#### [STATED PROBLEM]
Retype, please, the listing from its opening line through the line that contains "(toptxt) at (272,40)", both included, without the pictures.

#### [RECORDS SHOWN]

● ● ● ● ● ● ●

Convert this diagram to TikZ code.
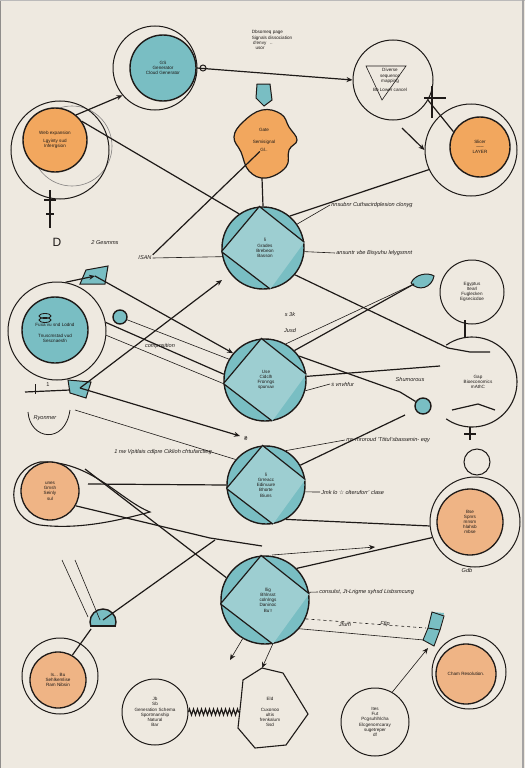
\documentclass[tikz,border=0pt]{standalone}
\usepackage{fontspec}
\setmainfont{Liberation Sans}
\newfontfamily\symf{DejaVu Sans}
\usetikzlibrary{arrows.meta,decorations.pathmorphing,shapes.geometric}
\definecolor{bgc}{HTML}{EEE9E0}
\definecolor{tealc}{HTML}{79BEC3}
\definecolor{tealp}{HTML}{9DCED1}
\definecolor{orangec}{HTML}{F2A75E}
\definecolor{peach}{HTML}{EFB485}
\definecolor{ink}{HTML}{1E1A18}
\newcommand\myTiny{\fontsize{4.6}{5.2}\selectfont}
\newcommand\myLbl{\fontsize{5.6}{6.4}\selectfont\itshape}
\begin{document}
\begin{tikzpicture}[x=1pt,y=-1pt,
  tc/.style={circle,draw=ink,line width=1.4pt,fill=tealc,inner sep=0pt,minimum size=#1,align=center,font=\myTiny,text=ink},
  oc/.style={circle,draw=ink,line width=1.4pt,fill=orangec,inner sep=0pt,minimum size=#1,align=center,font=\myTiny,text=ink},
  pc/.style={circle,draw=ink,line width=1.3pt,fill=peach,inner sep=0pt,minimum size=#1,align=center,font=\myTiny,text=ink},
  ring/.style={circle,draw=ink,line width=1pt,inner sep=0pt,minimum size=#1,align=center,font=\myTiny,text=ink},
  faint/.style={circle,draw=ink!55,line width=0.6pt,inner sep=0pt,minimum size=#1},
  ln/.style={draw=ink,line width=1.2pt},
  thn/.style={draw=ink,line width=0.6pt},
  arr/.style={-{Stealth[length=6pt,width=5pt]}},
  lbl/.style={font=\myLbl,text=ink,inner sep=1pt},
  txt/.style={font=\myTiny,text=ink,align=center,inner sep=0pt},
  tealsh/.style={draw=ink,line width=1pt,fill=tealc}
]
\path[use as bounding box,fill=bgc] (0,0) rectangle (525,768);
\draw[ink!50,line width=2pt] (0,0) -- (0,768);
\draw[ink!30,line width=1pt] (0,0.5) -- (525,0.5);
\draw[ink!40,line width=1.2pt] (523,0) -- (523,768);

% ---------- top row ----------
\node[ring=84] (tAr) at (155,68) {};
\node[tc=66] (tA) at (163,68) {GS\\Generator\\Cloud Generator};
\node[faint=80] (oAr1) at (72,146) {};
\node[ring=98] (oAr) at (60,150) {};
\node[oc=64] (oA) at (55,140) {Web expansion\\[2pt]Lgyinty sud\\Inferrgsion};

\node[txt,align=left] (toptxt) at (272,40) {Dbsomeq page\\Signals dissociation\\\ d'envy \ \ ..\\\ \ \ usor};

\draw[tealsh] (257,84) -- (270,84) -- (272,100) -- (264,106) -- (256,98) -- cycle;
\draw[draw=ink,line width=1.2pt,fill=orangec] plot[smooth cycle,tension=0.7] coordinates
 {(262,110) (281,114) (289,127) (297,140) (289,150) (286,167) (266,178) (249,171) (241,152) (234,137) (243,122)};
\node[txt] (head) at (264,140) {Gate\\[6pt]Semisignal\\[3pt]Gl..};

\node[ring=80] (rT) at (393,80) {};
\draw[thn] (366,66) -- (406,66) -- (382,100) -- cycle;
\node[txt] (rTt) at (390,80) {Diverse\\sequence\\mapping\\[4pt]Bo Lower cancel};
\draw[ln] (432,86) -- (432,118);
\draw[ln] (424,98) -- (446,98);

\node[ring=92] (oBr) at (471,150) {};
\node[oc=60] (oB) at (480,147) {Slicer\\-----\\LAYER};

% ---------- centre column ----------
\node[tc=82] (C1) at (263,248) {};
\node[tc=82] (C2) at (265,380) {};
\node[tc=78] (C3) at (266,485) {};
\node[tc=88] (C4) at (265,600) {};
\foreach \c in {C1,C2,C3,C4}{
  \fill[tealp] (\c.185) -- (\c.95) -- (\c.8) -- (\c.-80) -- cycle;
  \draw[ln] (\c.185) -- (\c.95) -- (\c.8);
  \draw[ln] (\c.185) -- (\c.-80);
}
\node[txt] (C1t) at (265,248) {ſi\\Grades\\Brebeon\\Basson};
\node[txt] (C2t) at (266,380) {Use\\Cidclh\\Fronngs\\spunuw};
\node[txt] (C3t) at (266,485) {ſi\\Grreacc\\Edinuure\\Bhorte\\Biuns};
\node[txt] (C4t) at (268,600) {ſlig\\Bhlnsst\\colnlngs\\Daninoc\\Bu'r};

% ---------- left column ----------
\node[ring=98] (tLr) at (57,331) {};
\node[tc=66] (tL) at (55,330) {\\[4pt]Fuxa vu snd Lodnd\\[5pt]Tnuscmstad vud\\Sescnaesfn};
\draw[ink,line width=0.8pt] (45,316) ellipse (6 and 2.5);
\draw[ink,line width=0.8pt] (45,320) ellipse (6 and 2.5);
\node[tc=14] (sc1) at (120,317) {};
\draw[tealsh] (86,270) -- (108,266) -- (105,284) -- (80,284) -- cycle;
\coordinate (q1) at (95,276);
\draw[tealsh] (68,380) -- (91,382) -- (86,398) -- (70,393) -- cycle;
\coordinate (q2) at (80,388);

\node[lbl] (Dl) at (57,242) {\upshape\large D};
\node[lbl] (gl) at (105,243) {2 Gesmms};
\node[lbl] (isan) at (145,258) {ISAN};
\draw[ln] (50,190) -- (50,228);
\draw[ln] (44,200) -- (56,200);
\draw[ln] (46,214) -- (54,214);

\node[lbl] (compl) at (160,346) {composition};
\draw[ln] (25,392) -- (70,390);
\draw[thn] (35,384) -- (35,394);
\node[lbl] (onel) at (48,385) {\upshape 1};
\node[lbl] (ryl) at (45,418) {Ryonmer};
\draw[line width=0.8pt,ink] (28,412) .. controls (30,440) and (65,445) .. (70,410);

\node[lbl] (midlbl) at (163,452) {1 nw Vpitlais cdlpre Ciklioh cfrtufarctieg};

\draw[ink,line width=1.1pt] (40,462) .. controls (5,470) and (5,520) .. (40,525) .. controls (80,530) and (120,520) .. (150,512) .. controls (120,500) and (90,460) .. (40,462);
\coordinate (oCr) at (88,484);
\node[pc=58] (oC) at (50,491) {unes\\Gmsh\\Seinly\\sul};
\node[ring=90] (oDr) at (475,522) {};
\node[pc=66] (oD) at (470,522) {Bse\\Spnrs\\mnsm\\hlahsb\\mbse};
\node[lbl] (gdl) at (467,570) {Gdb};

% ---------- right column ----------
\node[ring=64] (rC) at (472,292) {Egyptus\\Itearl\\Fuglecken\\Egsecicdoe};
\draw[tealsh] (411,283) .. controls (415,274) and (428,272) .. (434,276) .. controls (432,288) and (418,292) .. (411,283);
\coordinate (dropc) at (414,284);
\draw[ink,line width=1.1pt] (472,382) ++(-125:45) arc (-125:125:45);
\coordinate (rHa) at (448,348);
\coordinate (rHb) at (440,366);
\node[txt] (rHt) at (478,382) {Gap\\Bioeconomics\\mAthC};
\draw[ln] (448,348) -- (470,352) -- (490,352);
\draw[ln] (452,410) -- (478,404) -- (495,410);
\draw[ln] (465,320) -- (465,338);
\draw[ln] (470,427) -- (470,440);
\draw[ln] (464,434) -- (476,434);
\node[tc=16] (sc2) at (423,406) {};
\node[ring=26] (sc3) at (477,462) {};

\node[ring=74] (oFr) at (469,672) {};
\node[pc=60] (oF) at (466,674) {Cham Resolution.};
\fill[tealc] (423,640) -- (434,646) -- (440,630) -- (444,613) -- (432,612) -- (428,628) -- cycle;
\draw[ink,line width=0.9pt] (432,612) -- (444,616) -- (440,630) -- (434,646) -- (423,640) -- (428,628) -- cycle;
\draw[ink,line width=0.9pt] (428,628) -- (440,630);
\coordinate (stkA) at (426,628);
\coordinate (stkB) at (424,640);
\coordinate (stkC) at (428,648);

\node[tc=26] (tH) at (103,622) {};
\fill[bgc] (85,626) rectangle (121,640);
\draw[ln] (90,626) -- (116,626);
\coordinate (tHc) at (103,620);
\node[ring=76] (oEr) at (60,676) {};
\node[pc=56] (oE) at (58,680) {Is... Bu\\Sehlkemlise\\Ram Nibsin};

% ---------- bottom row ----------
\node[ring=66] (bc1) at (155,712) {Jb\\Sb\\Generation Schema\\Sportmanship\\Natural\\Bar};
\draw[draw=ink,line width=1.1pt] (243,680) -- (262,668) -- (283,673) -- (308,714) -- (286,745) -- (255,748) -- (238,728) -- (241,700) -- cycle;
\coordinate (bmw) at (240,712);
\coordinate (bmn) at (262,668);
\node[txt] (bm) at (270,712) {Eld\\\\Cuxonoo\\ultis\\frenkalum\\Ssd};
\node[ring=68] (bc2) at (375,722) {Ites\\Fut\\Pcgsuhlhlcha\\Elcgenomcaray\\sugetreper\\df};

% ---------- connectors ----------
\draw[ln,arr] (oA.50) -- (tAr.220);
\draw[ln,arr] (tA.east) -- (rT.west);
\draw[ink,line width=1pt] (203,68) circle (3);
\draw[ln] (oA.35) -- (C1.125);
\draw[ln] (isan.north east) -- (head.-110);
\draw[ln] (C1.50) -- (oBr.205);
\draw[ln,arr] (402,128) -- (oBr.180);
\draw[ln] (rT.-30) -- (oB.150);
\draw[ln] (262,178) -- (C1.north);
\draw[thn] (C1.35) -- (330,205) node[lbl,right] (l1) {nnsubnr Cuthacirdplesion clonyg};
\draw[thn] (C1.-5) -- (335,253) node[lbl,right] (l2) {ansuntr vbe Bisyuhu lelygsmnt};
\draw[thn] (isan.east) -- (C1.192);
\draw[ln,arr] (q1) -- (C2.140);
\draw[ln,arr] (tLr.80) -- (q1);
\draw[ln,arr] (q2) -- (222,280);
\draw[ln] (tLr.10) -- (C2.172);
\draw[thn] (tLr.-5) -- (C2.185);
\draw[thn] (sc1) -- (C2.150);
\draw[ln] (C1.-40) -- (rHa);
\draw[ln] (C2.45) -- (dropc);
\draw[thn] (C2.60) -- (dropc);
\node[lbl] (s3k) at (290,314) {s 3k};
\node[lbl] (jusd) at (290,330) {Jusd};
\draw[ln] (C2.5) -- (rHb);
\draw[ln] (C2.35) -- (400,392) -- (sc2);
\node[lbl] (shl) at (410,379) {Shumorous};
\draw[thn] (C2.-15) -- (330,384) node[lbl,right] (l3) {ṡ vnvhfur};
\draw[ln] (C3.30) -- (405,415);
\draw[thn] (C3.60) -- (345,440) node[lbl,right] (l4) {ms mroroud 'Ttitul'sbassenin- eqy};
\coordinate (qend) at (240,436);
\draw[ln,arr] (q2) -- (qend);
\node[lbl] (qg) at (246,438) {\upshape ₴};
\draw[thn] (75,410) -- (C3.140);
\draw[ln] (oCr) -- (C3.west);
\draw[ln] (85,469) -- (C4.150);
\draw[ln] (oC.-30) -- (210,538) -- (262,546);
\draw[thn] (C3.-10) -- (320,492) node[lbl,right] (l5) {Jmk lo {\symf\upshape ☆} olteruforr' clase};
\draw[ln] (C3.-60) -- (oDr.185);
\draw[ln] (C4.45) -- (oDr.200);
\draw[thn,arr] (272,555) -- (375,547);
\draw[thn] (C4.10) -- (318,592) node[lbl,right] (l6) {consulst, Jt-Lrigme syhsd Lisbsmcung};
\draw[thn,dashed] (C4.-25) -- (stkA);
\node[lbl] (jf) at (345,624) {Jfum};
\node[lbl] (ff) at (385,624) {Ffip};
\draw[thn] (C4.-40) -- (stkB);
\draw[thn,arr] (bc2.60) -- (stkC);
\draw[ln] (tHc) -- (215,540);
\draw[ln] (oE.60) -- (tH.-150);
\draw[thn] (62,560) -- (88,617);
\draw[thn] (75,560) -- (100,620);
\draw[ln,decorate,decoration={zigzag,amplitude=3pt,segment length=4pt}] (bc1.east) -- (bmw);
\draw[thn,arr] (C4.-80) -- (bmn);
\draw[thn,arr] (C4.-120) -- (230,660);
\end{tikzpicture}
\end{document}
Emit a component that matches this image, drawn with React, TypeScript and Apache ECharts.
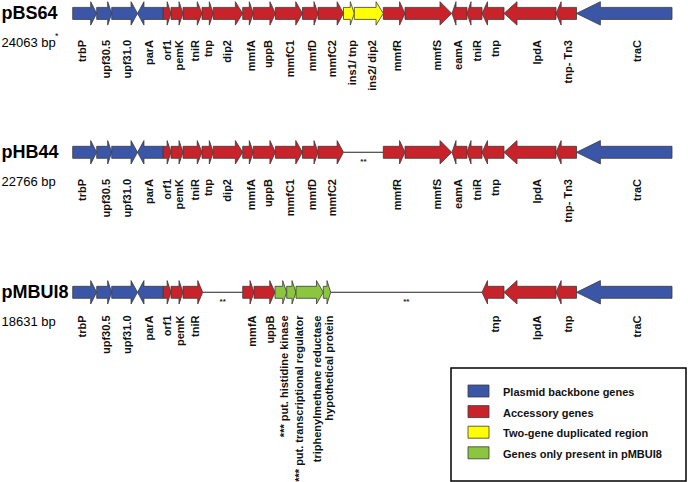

● ● ● ● ● ● ●

#### [EXERCISE RESULT]
Convert this diagram to TikZ code.
\documentclass[tikz,border=0pt]{standalone}
\usepackage{fontspec}
\setmainfont{Liberation Sans}
\newfontfamily\symf{DejaVu Sans}
\usetikzlibrary{arrows.meta,decorations.pathmorphing,shapes.geometric}
\definecolor{bgc}{HTML}{EEE9E0}
\definecolor{tealc}{HTML}{79BEC3}
\definecolor{tealp}{HTML}{9DCED1}
\definecolor{orangec}{HTML}{F2A75E}
\definecolor{peach}{HTML}{EFB485}
\definecolor{ink}{HTML}{1E1A18}
\newcommand\myTiny{\fontsize{4.6}{5.2}\selectfont}
\newcommand\myLbl{\fontsize{5.6}{6.4}\selectfont\itshape}
\begin{document}
\begin{tikzpicture}[x=1pt,y=-1pt,
  tc/.style={circle,draw=ink,line width=1.4pt,fill=tealc,inner sep=0pt,minimum size=#1,align=center,font=\myTiny,text=ink},
  oc/.style={circle,draw=ink,line width=1.4pt,fill=orangec,inner sep=0pt,minimum size=#1,align=center,font=\myTiny,text=ink},
  pc/.style={circle,draw=ink,line width=1.3pt,fill=peach,inner sep=0pt,minimum size=#1,align=center,font=\myTiny,text=ink},
  ring/.style={circle,draw=ink,line width=1pt,inner sep=0pt,minimum size=#1,align=center,font=\myTiny,text=ink},
  faint/.style={circle,draw=ink!55,line width=0.6pt,inner sep=0pt,minimum size=#1},
  ln/.style={draw=ink,line width=1.2pt},
  thn/.style={draw=ink,line width=0.6pt},
  arr/.style={-{Stealth[length=6pt,width=5pt]}},
  lbl/.style={font=\myLbl,text=ink,inner sep=1pt},
  txt/.style={font=\myTiny,text=ink,align=center,inner sep=0pt},
  tealsh/.style={draw=ink,line width=1pt,fill=tealc}
]
\path[use as bounding box,fill=bgc] (0,0) rectangle (525,768);
\draw[ink!50,line width=2pt] (0,0) -- (0,768);
\draw[ink!30,line width=1pt] (0,0.5) -- (525,0.5);
\draw[ink!40,line width=1.2pt] (523,0) -- (523,768);

% ---------- top row ----------
\node[ring=84] (tAr) at (155,68) {};
\node[tc=66] (tA) at (163,68) {GS\\Generator\\Cloud Generator};
\node[faint=80] (oAr1) at (72,146) {};
\node[ring=98] (oAr) at (60,150) {};
\node[oc=64] (oA) at (55,140) {Web expansion\\[2pt]Lgyinty sud\\Inferrgsion};

\node[txt,align=left] (toptxt) at (272,40) {Dbsomeq page\\Signals dissociation\\\ d'envy \ \ ..\\\ \ \ usor};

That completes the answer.